At yesterday’s press conference, Bondings 2.0 asked Gobilliard what church leaders could proactively do to try and rebuild trust with LGBT young people, as well as their family and friends, who may or may not be active in the church, but who have no desire to discuss sexuality with clergy because they have previously been so excluded or hurt. The bishop replied, in part:
“We are no longer dealing with a crowd that listens to us. We are entering a new pastoral model that is the model of the interpersonal relationship with people. I am also part of those people who need to be saved by Jesus. I am a poor guy like the others, and it is important to situate ourselves [there] as those who teach an absolutely immutable model so people would be able to receive it with eyes wide open. We must enter into the logic of pastoral encounter with each and everyone who is called to happiness, and everyone is called to holiness. Each group is called to life with Jesus, for holiness helps human rights. It comes from God himself. Everyone must be called to enter this relationship. Everyone must feel worthy to enter this relationship. Who am I to exclude someone from the relationship with Jesus?”
Gobilliard’s final question in the text above seems to echo Pope Francis’ famous question about gay people: “Who am I to judge?” The bishop also spoke about the question of identity:
“We met with Pope Francis a year ago for an hour and a half. The pope came without any papers and did not make any speech. He simply said, ‘I’m listening.’ He asked us to consider people not as adjectives but as nouns with qualifiers, as people with a personal, pastoral relationship who do not consider the divorced people as divorced and remarried or gay people as gay. . .
“I meet more young children [who] have this or that or that identity. I myself have multiple identities. I am a musician, an artist, I am a French bishop. I am a male but as a person I am crossed by these multiple identities. I am a complex being and I need to be welcomed as I am without being reduced to one of his identities. . .We are all part of those people whom the Lord loves to save.”
After the press conference, I asked Gobilliard if he thought conversations around sexuality need to be informed by contemporary knowledge and science, similar to how Laudato Si used contemporary science regarding environmental issues, Gobilliard, who mentioned he had studied psychology and sexuality, said, “Of course!”
Another synod delegate, Archbishop Anthony Fisher of Sydney, made passing reference to LGB youth in his intervention last week while apologizing for clergy sexual abuse. He added an apology, too, “for the times when you were searching for your sexual, ethnic or spiritual identity and needed a moral compass, but found church people unsympathetic or ambiguous: I apologize.”
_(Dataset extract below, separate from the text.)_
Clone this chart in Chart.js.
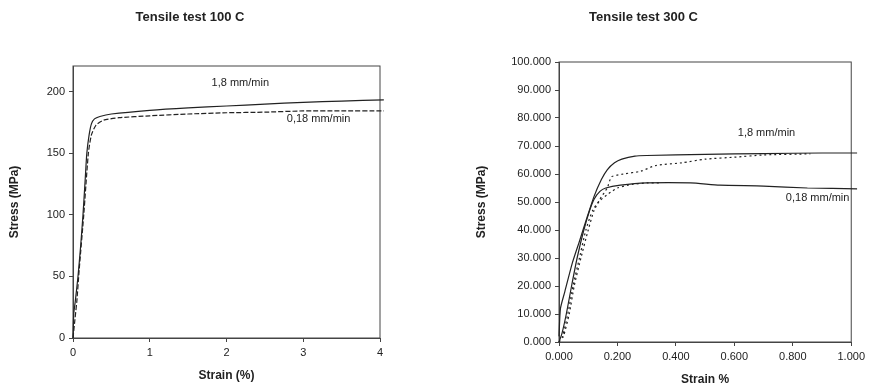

I had the chance to ask him today what pastoral work he might be doing in his own archdiocese when it comes to LGBT youth and what he might hope the Synod would do on this topic. Fisher replied:
“I think very often young people who are struggling in that area [of sexuality] would say either they get a kind of severity from the church or they get such ambiguity they are no clearer after the conversation about how to think through these issues. I think we have to be extremely compassionate and welcoming to young people, and honest with them, too. The church sets the bar high for everybody, not for people of one particular sexuality only. The challenge of chastity is very real as are the challenges of all the other virtues. But this is not picking on one group in particular and seeking to exclude them. If we have some way of communicating that through this synod and through the pastoral life of our dioceses that will be real progress.”
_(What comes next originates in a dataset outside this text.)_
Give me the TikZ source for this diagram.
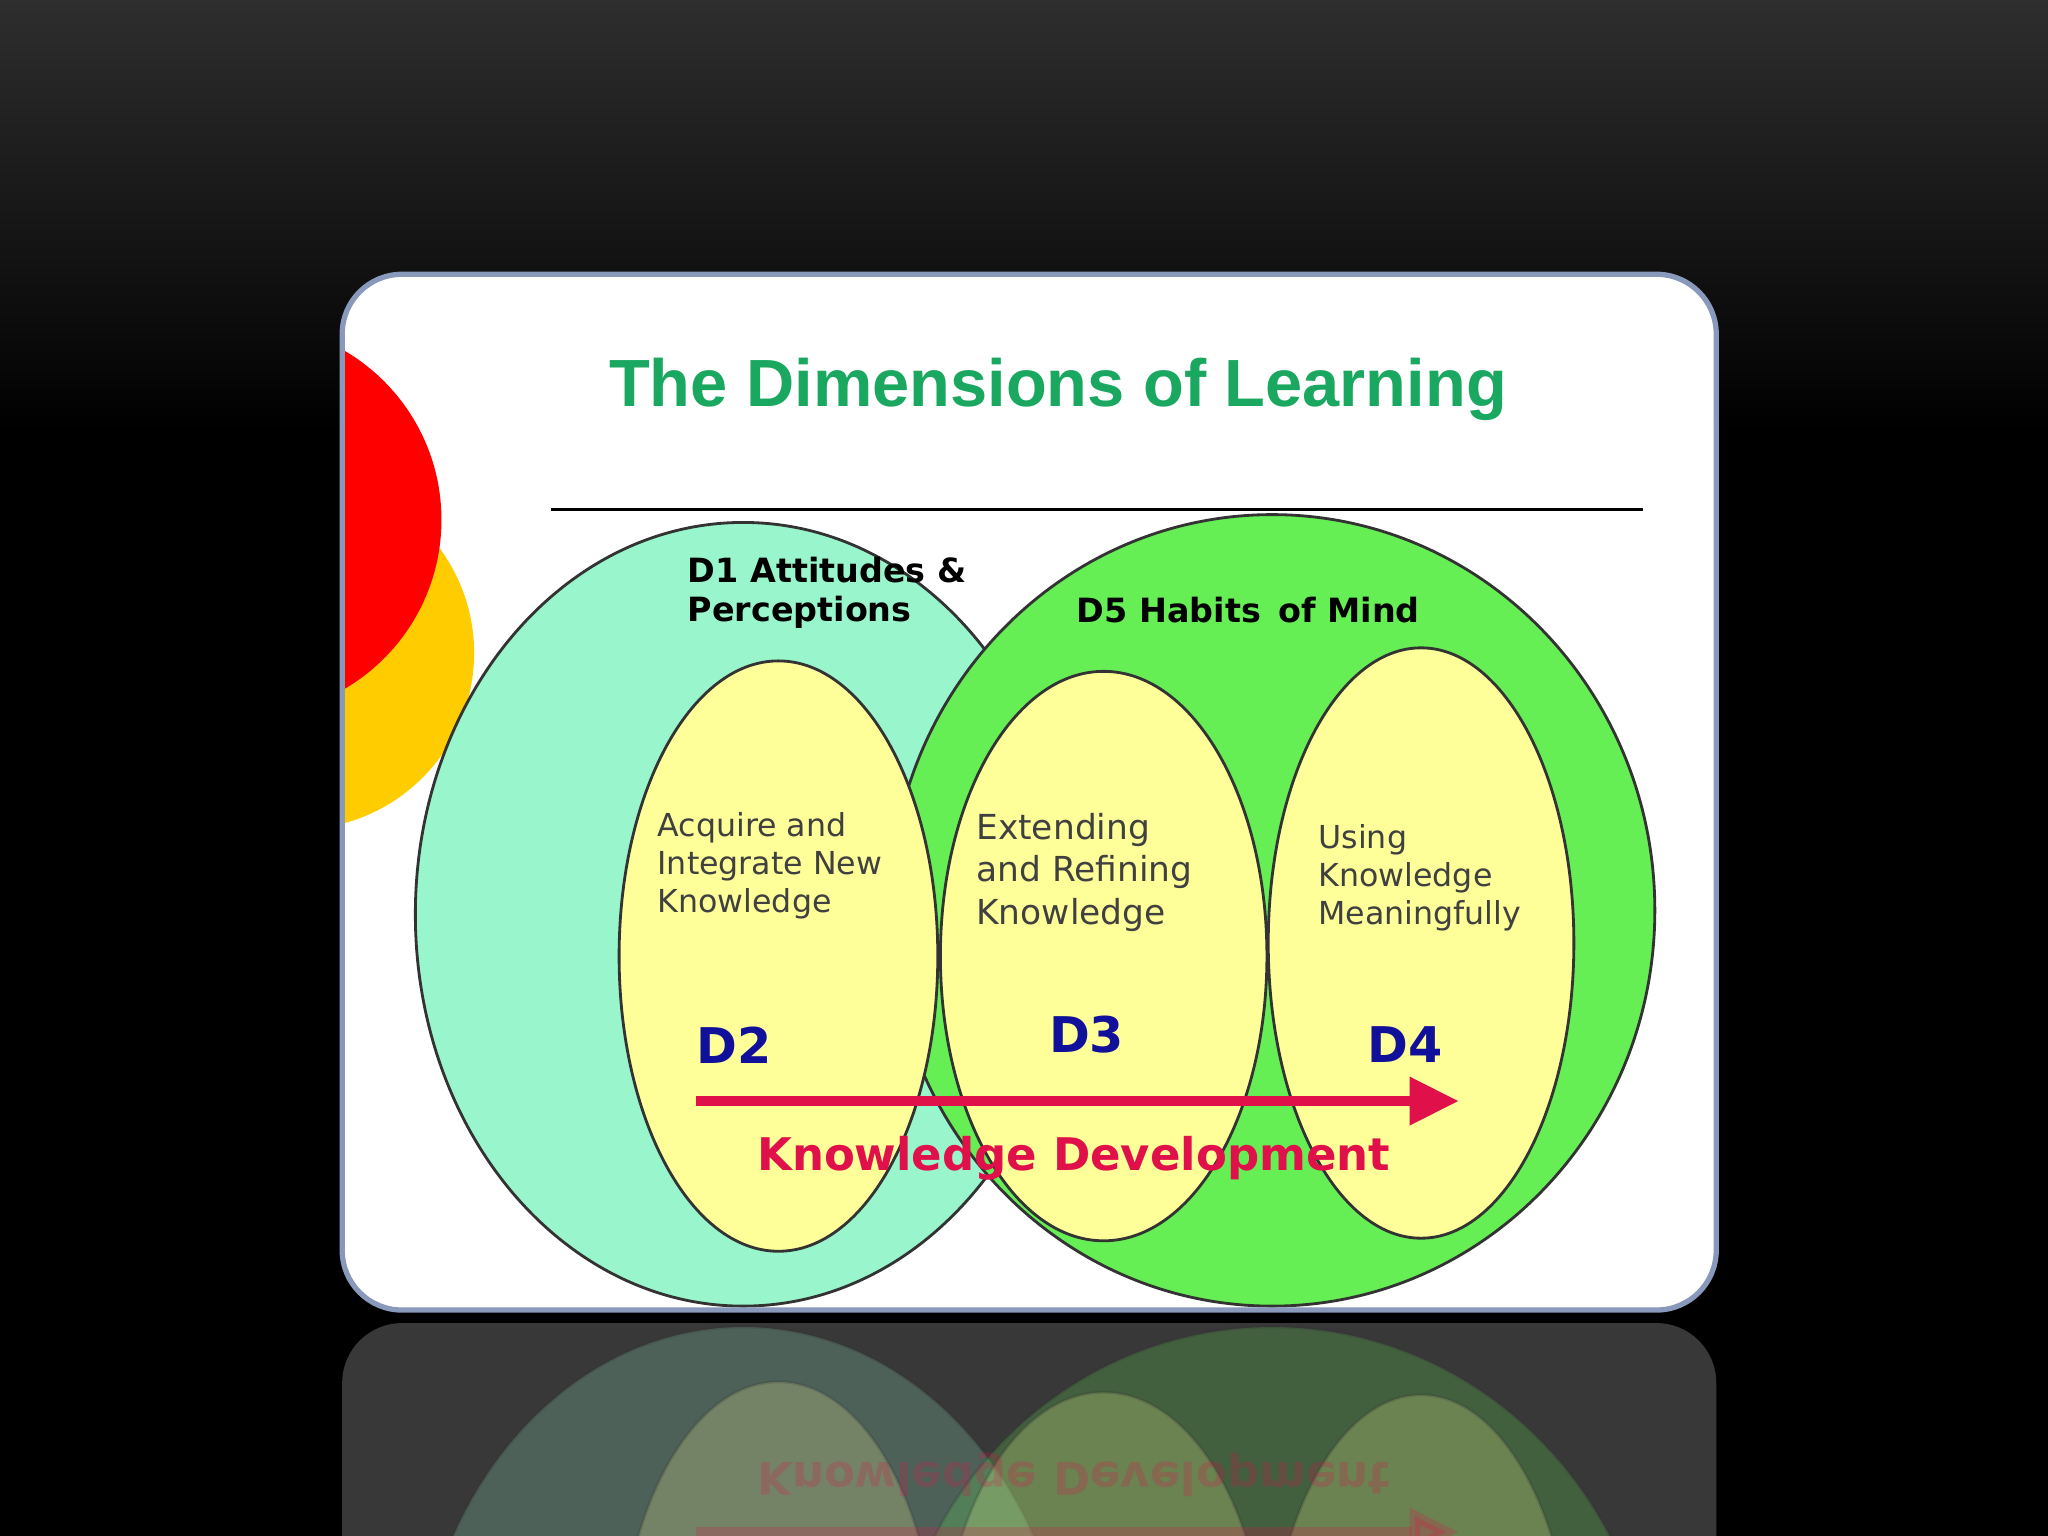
\documentclass[tikz,border=0pt]{standalone}
\usepackage{fontspec}
\setmainfont{DejaVu Sans}
\newfontfamily\titlefont{Liberation Sans}
\usetikzlibrary{arrows.meta}
\definecolor{aqua}{HTML}{99F5CC}
\definecolor{brightgreen}{HTML}{66EE55}
\definecolor{paleyellow}{HTML}{FFFF99}
\definecolor{titlegreen}{HTML}{1AA860}
\definecolor{crimson}{HTML}{E0104A}
\definecolor{dblue}{HTML}{10109A}
\definecolor{cardedge}{HTML}{8899BB}
\tikzset{
  ell/.style={draw=black!80, line width=0.8pt, fill=paleyellow},
  big/.style={draw=black!80, line width=0.8pt},
  hdr/.style={font=\bfseries\fontsize{9.5}{11}\selectfont, align=left, anchor=west},
  body/.style={font=\fontsize{9}{10.8}\selectfont, text=black!75, align=left, anchor=west},
  dlab/.style={font=\bfseries\fontsize{14}{16}\selectfont, text=dblue},
  card/.style={rounded corners=17pt},
}
\newcommand{\diagcontent}{%
  \fill[white,card] (262,210) rectangle (1314,1003);
  \begin{scope}
    \clip[card] (262,210) rectangle (1314,1003);
    \fill[orange!40!yellow] (228,500) circle[radius=135];
    \fill[red] (188,398) circle[radius=150];
  \end{scope}
  \node[font=\titlefont\bfseries\fontsize{19}{22}\selectfont, text=titlegreen] (title) at (810,298) {The Dimensions of Learning};
  \coordinate (l1) at (422,390); \coordinate (l2) at (1258,390);
  \draw[line width=0.8pt] (l1) -- (l2);
  \draw[big, fill=aqua] (569,700) ellipse[x radius=251, y radius=300];
  \draw[big, fill=brightgreen] (974,697) ellipse[x radius=293, y radius=303];
  \draw[ell] (596,732) ellipse[x radius=122, y radius=226];
  \draw[ell] (845,732) ellipse[x radius=125, y radius=218];
  \draw[ell] (1088,722) ellipse[x radius=117, y radius=226];
  \node[hdr] (d1) at (517,454) {D1 Attitudes \&\\Perceptions};
  \node[hdr] (d5) at (815,467) {D5 Habits\, of Mind};
  \node[body] (t2) at (494,663) {Acquire and\\Integrate New\\Knowledge};
  \node[body, font=\fontsize{9.8}{12}\selectfont] (t3) at (738,668) {Extending\\and Refining\\Knowledge};
  \node[body] (t4) at (1000,672) {Using\\Knowledge\\Meaningfully};
  \node[dlab] (D2) at (562,800) {D2};
  \node[dlab] (D3) at (832,792) {D3};
  \node[dlab] (D4) at (1076,800) {D4};
  \coordinate (a1) at (533,843); \coordinate (a2) at (1117,843);
  \draw[crimson, line width=3pt, -{Triangle[length=14pt,width=13pt]}] (a1) -- (a2);
  \node[font=\bfseries\fontsize{12.8}{15}\selectfont, text=crimson] (kd) at (822,887) {Knowledge Development};
}
\begin{document}
\begin{tikzpicture}[x=0.013061cm, y=-0.013061cm]
  \useasboundingbox (0,0) rectangle (1568,1176);
  \fill[black] (0,0) rectangle (1568,1176);
  \shade[top color=black!82, bottom color=black] (0,0) rectangle (1568,330);
  \diagcontent
  \draw[cardedge, line width=1.5pt, card] (262,210) rectangle (1314,1003);
  \begin{scope}
    \clip (0,1008) rectangle (1568,1176);
    \begin{scope}[shift={(0,2016)}, yscale=-1, transform shape, opacity=0.22]
      \diagcontent
    \end{scope}
  \end{scope}
\end{tikzpicture}
\end{document}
But Fisher was less sure the Synod would discuss sexuality extensively because “there are so many issues.” He commented:
“We’re every country in the world here, so what’s big in the States or Australia or countries like ours is not the first thing on the mind of people who are wondering whether they can feed themselves the next 24 hours or are dealing with educational disadvantage or some other issue. But these [LGBT] are real issues in many countries, certainly in my own and ones like it. I think we can presume there will be some discussion of it.”
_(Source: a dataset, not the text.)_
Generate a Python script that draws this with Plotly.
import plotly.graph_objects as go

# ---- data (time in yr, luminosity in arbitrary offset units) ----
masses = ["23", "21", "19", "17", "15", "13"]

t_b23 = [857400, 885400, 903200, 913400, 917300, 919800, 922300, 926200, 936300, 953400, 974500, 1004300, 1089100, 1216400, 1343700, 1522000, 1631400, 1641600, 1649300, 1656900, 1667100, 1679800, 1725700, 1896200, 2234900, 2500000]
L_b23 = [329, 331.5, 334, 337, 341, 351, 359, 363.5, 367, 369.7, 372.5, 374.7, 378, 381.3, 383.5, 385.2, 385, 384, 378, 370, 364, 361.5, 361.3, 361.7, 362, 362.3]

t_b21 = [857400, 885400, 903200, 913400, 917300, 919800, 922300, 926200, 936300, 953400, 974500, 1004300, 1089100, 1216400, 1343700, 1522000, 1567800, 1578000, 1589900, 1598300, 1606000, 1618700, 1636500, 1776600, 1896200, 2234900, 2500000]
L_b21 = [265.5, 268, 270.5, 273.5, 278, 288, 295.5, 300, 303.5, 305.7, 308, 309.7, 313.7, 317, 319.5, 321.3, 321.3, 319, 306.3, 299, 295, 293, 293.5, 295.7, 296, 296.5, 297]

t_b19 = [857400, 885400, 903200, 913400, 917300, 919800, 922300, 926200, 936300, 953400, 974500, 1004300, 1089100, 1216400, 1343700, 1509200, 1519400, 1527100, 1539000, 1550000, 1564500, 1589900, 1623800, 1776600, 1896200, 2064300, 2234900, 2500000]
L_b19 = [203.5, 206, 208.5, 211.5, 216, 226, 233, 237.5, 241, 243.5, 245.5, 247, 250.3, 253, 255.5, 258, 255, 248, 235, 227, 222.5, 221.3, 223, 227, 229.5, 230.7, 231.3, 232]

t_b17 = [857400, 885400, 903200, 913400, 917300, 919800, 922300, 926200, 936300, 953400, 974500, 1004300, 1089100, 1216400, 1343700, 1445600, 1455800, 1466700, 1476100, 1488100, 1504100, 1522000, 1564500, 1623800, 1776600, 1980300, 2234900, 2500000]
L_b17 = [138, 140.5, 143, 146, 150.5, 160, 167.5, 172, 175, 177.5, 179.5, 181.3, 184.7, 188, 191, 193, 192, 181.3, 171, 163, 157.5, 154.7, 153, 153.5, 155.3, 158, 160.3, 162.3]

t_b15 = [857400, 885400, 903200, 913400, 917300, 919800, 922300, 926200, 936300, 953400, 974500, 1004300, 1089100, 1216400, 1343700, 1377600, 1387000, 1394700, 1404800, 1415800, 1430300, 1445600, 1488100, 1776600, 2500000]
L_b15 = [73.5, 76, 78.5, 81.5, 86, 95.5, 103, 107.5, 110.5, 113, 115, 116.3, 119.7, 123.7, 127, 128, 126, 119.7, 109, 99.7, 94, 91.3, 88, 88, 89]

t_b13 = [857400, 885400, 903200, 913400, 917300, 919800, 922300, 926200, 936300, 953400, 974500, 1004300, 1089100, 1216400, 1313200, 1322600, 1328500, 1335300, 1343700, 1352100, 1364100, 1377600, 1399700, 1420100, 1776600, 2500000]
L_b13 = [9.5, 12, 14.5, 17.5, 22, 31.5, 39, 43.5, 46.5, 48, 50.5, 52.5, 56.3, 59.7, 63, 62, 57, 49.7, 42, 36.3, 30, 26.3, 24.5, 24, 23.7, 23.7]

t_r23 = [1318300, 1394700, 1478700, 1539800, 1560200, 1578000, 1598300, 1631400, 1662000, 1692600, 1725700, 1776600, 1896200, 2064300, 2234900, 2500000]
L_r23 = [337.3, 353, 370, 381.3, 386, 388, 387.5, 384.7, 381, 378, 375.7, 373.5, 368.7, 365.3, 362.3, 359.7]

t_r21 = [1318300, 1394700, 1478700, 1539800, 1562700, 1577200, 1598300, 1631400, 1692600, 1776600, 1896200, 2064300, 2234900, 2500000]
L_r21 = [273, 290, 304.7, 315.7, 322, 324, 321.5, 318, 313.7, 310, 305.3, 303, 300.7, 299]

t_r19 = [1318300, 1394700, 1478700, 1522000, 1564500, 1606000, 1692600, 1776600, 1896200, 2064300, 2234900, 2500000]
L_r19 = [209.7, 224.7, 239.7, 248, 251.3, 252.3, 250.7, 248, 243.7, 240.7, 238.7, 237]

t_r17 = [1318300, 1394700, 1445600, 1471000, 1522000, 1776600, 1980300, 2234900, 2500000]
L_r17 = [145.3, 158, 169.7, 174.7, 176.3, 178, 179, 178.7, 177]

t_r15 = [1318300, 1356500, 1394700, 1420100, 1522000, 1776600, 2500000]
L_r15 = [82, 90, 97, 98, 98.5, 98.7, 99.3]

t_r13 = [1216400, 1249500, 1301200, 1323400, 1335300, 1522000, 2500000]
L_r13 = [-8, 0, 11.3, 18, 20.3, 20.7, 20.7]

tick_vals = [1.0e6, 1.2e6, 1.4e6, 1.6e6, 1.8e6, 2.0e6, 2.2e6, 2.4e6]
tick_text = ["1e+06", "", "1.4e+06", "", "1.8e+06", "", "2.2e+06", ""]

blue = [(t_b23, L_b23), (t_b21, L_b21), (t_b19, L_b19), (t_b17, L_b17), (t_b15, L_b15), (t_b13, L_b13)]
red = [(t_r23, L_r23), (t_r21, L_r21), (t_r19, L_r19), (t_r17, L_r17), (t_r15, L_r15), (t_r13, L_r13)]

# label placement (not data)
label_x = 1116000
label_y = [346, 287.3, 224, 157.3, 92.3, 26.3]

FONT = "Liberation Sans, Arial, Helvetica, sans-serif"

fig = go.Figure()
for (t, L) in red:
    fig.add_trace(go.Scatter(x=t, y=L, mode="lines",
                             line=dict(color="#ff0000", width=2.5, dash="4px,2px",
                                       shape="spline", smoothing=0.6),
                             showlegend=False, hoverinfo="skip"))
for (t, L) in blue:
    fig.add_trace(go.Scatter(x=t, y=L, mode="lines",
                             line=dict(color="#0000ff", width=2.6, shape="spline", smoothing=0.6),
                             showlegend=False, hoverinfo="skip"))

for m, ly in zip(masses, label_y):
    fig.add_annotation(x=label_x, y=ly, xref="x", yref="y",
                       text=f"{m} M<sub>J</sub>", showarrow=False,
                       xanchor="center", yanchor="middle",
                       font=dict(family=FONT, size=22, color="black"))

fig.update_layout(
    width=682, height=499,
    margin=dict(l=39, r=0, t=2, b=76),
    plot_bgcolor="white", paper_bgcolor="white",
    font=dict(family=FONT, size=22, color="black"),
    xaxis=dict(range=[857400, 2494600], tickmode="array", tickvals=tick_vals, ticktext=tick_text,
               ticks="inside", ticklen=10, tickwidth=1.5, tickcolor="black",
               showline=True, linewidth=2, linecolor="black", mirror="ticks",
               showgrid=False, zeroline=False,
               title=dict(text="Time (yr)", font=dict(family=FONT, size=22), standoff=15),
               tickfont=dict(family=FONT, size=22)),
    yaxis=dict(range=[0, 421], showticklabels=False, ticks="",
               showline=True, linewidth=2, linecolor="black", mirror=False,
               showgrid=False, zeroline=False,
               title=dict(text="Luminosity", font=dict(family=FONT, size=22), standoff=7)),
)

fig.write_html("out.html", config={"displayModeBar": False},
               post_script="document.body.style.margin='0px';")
Archbishop Charles Chaput of Philadelphia argued against use of the term “LGBT” in the Instrumentum Laboris, or Synod working document, during his intervention last week. He sought essentially to erase “LGBT” and related terms as categories in church documents. He will not, however, be present during this second week as he is returned home to preside at a funeral.
Entering the Synod’s second week, it seems sexuality, and LGBT issues specifically, have been getting some “air time,” but remain just one of many issues before the bishops. At the press briefing yesterday, for instance, the vast majority of questions were related to clergy sexual abuse. Malta’s Archbishop Charles Scicluna answered one journalist’s question about what the archbishop would say to survivors of abuse: “Not much. I would rather cry with them. Silence and crying is the first answer.”.
This week, the language-based working groups are fully underway and the Synod examines Part II of the Instrumentum Laboris which touches on themes of states of life or vocations, discernment, conscience, and forms of accompaniment. Whether these will be the basis for the honest conversation on sexuality which Bishop Gobilliard (and so many Catholics outside the synod) seeks is unclear. Will bishops recognize the universal nature of LGBT issues or will they retreat behind Archbishop Fisher’s claim that LGBT issues are pressing issues in just some countries? How they answer that question could very well be a decisive moment in the overall success or failure of this entire Synod.
Throughout October, Bondings 2.0 will provide coverage direct from Rome, where the Synod on Young People, the Faith, and Vocational Discernment is taking place. To receive daily updates, subscribe to the blog entering your email address in the “Subscribe” box at the top of the right-hand column of this page.
—Robert Shine, New Ways Ministry, October 9, 2018
So far I sense more awkwardness than hostility coming from these bishops towards LGBT people; I suppose this is progress, of sorts. But the status quo for these men is not an option.
Awkwardness of any kind usually results from ignorance, and ignorance from unfamiliarity. Bishops are not truly familiar with LGBT people , directly, and, more particularly, with loving, monogamous LGBT couples. In fact, I suspect that for most of them their ‘knowledge’ of LGBT people comes from the Catechism of the Catholic Church, from the ‘clobber’ passages in Scripture, and from those vile words of Pope Emeritus Benedict in such unbalanced documents as his infamous letter, ‘On the Pastoral Care of Homosexual Persons’.
There needs to be face-to-face dialogue, a series of getting-to-know-you seminars. Little of note will change otherwise.
Ah, yes! Let us remember that “those vile words of Pope Emeritus Benedict in such unbalanced documents” were written by a man who grew up in Germany as a participating member of the Hitler Youth! Fair enough to allow that he had no choice in the matter, as membership was compulsory. Still and all, I would choose to look elsewhere for illuminated and charismatic spiritual guidance. Benedict’s personal baggage is distressingly compromised, to put it mildly.